Building a Better Way to Decode the Genome
Gradually eliminating low-affinity binding sites identified by NRLB (from left to right) results in a gradual reduction of gene expression (white); Credit: Mann Lab/Columbia’s Zuckerman Institute
As reported by the Zuckerman Mind Brain Behavior Institute, Columbia University researchers have developed a new computational method for deciphering DNA’s most well-kept secrets, and this new algorithm may help find the links between genes and disease.
The researchers included lead PI at Zuckerman Richard Mann , PhD, with collaborator, Harmen Bussemaker , PhD, both faculty members of the Department of Systems Biology. They recently published their findings in the Proceedings of the National Academy of Sciences .
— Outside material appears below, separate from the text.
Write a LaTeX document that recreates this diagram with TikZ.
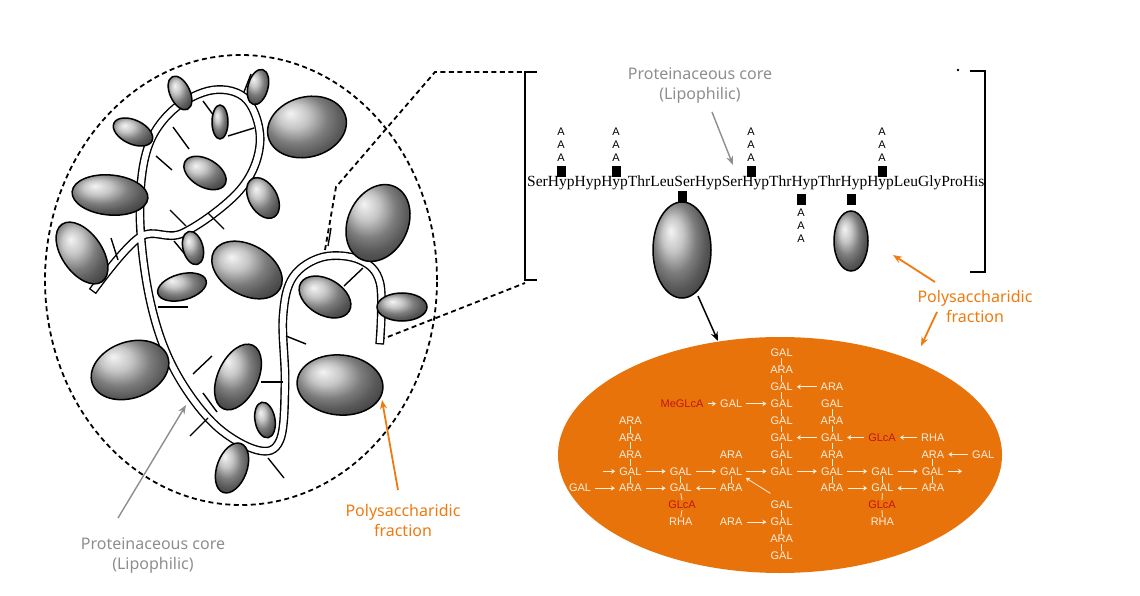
\documentclass[tikz,border=0pt]{standalone}
\usepackage{fontspec}
\setmainfont{Liberation Serif}
\newfontfamily\lab{Noto Sans}
\newfontfamily\sug{Liberation Sans}
\usetikzlibrary{shapes.geometric,arrows.meta}
\definecolor{lgray}{HTML}{8E8E8E}
\definecolor{orng}{HTML}{EE7A10}
\definecolor{oell}{HTML}{E8730B}
\definecolor{cream}{HTML}{FDEEDD}
\definecolor{dred}{HTML}{C0160C}
\tikzset{
 blob/.style={ellipse,draw=black,line width=1.5pt,shading=ball,ball color=gray!60,inner sep=0pt},
 tick/.style={line width=1.4pt},
 dsh/.style={line width=1.8pt,dash pattern=on 5pt off 3.5pt},
 sq/.style={fill=black,minimum width=9pt,minimum height=11pt,inner sep=0pt},
 aa/.style={font=\sug\fontsize{11}{11}\selectfont,inner sep=0pt},
 glab/.style={font=\lab\fontsize{16}{20}\selectfont,text=lgray,align=center},
 olab/.style={font=\lab\fontsize{16}{20}\selectfont,text=orng,align=center},
 sg/.style={font=\sug\fontsize{11}{11}\selectfont,text=cream,inner sep=1pt},
 sr/.style={font=\sug\fontsize{11}{11}\selectfont,text=dred,inner sep=1pt},
 sa/.style={-{Stealth[length=4pt,width=5pt]},cream,line width=1pt,shorten >=3pt,shorten <=3pt},
}
\begin{document}
\begin{tikzpicture}[x=1pt,y=-1pt]
\useasboundingbox (0,0) rectangle (1140,596);
% left dashed circle
\node[ellipse,draw,dsh,minimum width=392pt,minimum height=450pt] (circ) at (241,280) {};
% zoom lines
\coordinate (z1) at (336,187);
\coordinate (z2) at (435,72);
\coordinate (z3) at (380,340);
\draw[dsh] (325,250) -- (z1) -- (z2) -- (525,72);
\draw[dsh] (z3) -- (525,283);
% tube
\draw[line width=1.4pt,double=white,double distance=6pt,line cap=rect]
 plot[smooth,tension=0.6] coordinates {(95,288) (140,237) (183,233) (240,190) (260,143) (247,100) (213,90) (173,110) (147,150) (140,217) (150,300) (173,367) (213,423) (257,450) (280,440) (285,383) (283,317) (293,277) (323,257) (360,260) (380,283) (380,340)};
% ticks
\foreach \a/\b in {{(173,127)}/{(189,149)},{(156,156)}/{(172,170)},{(228,136)}/{(254,128)},{(170,210)}/{(186,226)},{(208,213)}/{(224,229)},{(174,241)}/{(188,258)},{(158,307)}/{(188,307)},{(193,374)}/{(212,356)},{(190,436)}/{(208,418)},{(261,382)}/{(283,382)},{(286,336)}/{(306,344)},{(268,458)}/{(284,478)},{(328,246)}/{(331,228)},{(344,286)}/{(363,268)},{(111,238)}/{(118,260)},{(203,101)}/{(217,120)},{(244,92)}/{(251,74)},{(203,393)}/{(217,412)}}
 \draw[tick] \a -- \b;
% blobs
\node[blob,minimum width=20pt,minimum height=36pt,rotate=25] (b1) at (180,93) {};
\node[blob,minimum width=20pt,minimum height=36pt,rotate=-15] (b2) at (258,87) {};
\node[blob,minimum width=42pt,minimum height=24pt,rotate=-25] (b3) at (133,132) {};
\node[blob,minimum width=16pt,minimum height=34pt] (b4) at (220,122) {};
\node[blob,minimum width=80pt,minimum height=60pt,rotate=15] (b5) at (307,127) {};
\node[blob,minimum width=46pt,minimum height=28pt,rotate=-30] (b6) at (205,173) {};
\node[blob,minimum width=76pt,minimum height=40pt,rotate=-5] (b7) at (110,195) {};
\node[blob,minimum width=28pt,minimum height=44pt,rotate=30] (b8) at (263,198) {};
\node[blob,minimum width=40pt,minimum height=70pt,rotate=35] (b9) at (82,253) {};
\node[blob,minimum width=20pt,minimum height=34pt,rotate=15] (b10) at (193,248) {};
\node[blob,minimum width=76pt,minimum height=50pt,rotate=-30] (b11) at (247,270) {};
\node[blob,minimum width=50pt,minimum height=26pt,rotate=15] (b12) at (182,287) {};
\node[blob,minimum width=60pt,minimum height=80pt,rotate=-25] (b13) at (378,223) {};
\node[blob,minimum width=56pt,minimum height=36pt,rotate=-30] (b14) at (325,297) {};
\node[blob,minimum width=50pt,minimum height=28pt] (b15) at (402,307) {};
\node[blob,minimum width=80pt,minimum height=56pt,rotate=20] (b16) at (130,370) {};
\node[blob,minimum width=40pt,minimum height=70pt,rotate=-25] (b17) at (238,377) {};
\node[blob,minimum width=86pt,minimum height=60pt,rotate=-5] (b18) at (340,385) {};
\node[blob,minimum width=20pt,minimum height=36pt,rotate=10] (b19) at (265,420) {};
\node[blob,minimum width=30pt,minimum height=52pt,rotate=-20] (b20) at (232,468) {};
% left labels
\node[glab] (lp) at (153,556) {Proteinaceous core\\(Lipophilic)};
\node[olab] (lo) at (403,520) {Polysaccharidic\\fraction};
\draw[-{Stealth[length=9pt,width=7pt]},lgray,line width=1.4pt] (118,518) -- (186,405);
\draw[-{Stealth[length=9pt,width=7pt]},orng,line width=1.8pt] (398,490) -- (382,400);
% brackets
\draw[line width=1.8pt] (537,72) -- (525,72) -- (525,280) -- (537,280);
\draw[line width=1.8pt] (970,71) -- (985,71) -- (985,272) -- (970,272);
\fill (958,70) circle (1.3pt);
% peptide
\node[anchor=base west,inner sep=0pt,font=\fontsize{15.5}{17}\selectfont] (pep) at (527,187) {SerHypHypHypThrLeuSerHypSerHypThrHypThrHypHypLeuGlyProHis};
\foreach \x/\n in {561/a,616/b,751/c,882/d}{
 \node[sq] (q\n) at (\x,172) {};
 \foreach \y/\k in {158/1,145/2,132/3} \node[aa] (a\n\k) at (\x,\y) {A};
}
\node[sq] (qe) at (682,197) {};
\node[sq] (qf) at (801,200) {};
\node[sq] (qg) at (851,200) {};
\foreach \y/\k in {213/1,226/2,239/3} \node[aa] (af\k) at (801,\y) {A};
\node[blob,minimum width=58pt,minimum height=96pt] (be) at (682,250) {};
\node[blob,minimum width=34pt,minimum height=60pt] (bg) at (851,241) {};
\node[glab] (tp) at (700,86) {Proteinaceous core\\(Lipophilic)};
\draw[-{Stealth[length=9pt,width=7pt]},lgray,line width=1.4pt] (712,112) -- (733,165);
\node[olab] (to) at (975,306) {Polysaccharidic\\fraction};
\draw[-{Stealth[length=9pt,width=7pt]},orng,line width=1.8pt] (935,282) -- (893,255);
\draw[-{Stealth[length=9pt,width=7pt]},orng,line width=1.8pt] (937,312) -- (921,346);
% orange ellipse
\node[ellipse,fill=oell,minimum width=444pt,minimum height=236pt,inner sep=0pt] (oe) at (780,455) {};
\coordinate (bs) at (698,296);
\draw[-{Stealth[length=9pt,width=7pt]},line width=1.5pt] (bs) -- (718,341);
% sugars
\foreach \c/\r/\t in {4/0/GAL,4/1/ARA,4/2/GAL,4/3/GAL,4/4/GAL,4/5/GAL,4/6/GAL,4/7/GAL,4/9/GAL,4/10/GAL,4/11/ARA,4/12/GAL,
 5/2/ARA,5/3/GAL,5/4/ARA,5/5/GAL,5/6/ARA,5/7/GAL,5/8/ARA,
 3/3/GAL,1/4/ARA,1/5/ARA,1/6/ARA,1/7/GAL,1/8/ARA,0/8/GAL,
 2/7/GAL,2/8/GAL,2/10/RHA,3/6/ARA,3/7/GAL,3/8/ARA,3/10/ARA,
 6/7/GAL,6/8/GAL,6/10/RHA,7/5/RHA,7/6/ARA,7/7/GAL,7/8/ARA,8/6/GAL}
 \node[sg] (s\c-\r) at ({580+50.4*\c},{353+16.9*\r}) {\t};
\node[sr] (s2-3) at (682,{353+16.9*3}) {MeGLcA};
\node[sr] (s2-9) at (682,{353+16.9*9}) {GLcA};
\node[sr] (s6-5) at (882,{353+16.9*5}) {GLcA};
\node[sr] (s6-9) at (882,{353+16.9*9}) {GLcA};
% vertical links
\foreach \c/\a/\b in {4/0/1,4/1/2,4/2/3,4/3/4,4/4/5,4/5/6,4/6/7,4/9/10,4/10/11,4/11/12,5/3/4,5/4/5,5/5/6,5/6/7,5/7/8,1/4/5,1/5/6,1/6/7,1/7/8,2/7/8,2/8/9,2/9/10,3/7/8,6/7/8,6/8/9,6/9/10,7/6/7,7/7/8}
 \draw[cream,line width=0.8pt] (s\c-\a.south) -- (s\c-\b.north);
% horizontal arrows
\foreach \p/\q in {5-2/4-2,2-3/3-3,3-3/4-3,5-5/4-5,6-5/5-5,7-5/6-5,8-6/7-6,1-7/2-7,2-7/3-7,3-7/4-7,4-7/5-7,5-7/6-7,6-7/7-7,0-8/1-8,1-8/2-8,3-8/2-8,5-8/6-8,7-8/6-8,3-10/4-10}
 \draw[sa] (s\p) -- (s\q);
\coordinate (in7) at (603,{353+16.9*7});
\coordinate (out7) at (962,{353+16.9*7});
\draw[sa,shorten <=0pt] (in7) -- (s1-7);
\draw[sa,shorten >=0pt] (s7-7) -- (out7);
\coordinate (dg) at (773,495);
\draw[sa,line width=0.8pt] (dg) -- (s3-7.south east);
\end{tikzpicture}
\end{document}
“The genomes of even simple organisms such as the fruit fly contain 120 million letters worth of DNA, much of which has yet to be decoded because the cues it provides have been too subtle for existing tools to pick up,” said Mann, who is also Higgins Professor of Biochemistry and Molecular Biophysics and senior author of the paper. “But our new algorithm lets us sweep through these millions of lines of genetic code and pick up even the faintest signals, resulting in a much more complete picture what DNA encodes.”
A few years ago, the two labs--Mann and Bussemaker--developed a genetic sequencing method called SELEX-seq to systematically characterize all Hox binding sites. Hox genes are known as the drivers of some of the body's earliest and most critical aspects of growth and differentiation. Still, SELEX-seq had limitations: It required the same DNA fragment to be sequenced over and over again. With each new round, more pieces of the puzzle were revealed, but information about those critical low-affinity binding sites remained hidden.
To address this challenge, the researchers developed a sophisticated new computer algorithm that was able to explain — for the first time — the behavior of all DNA sequences in the SELEX-seq experiment. They called this algorithm No Read Left Behind, or NRLB.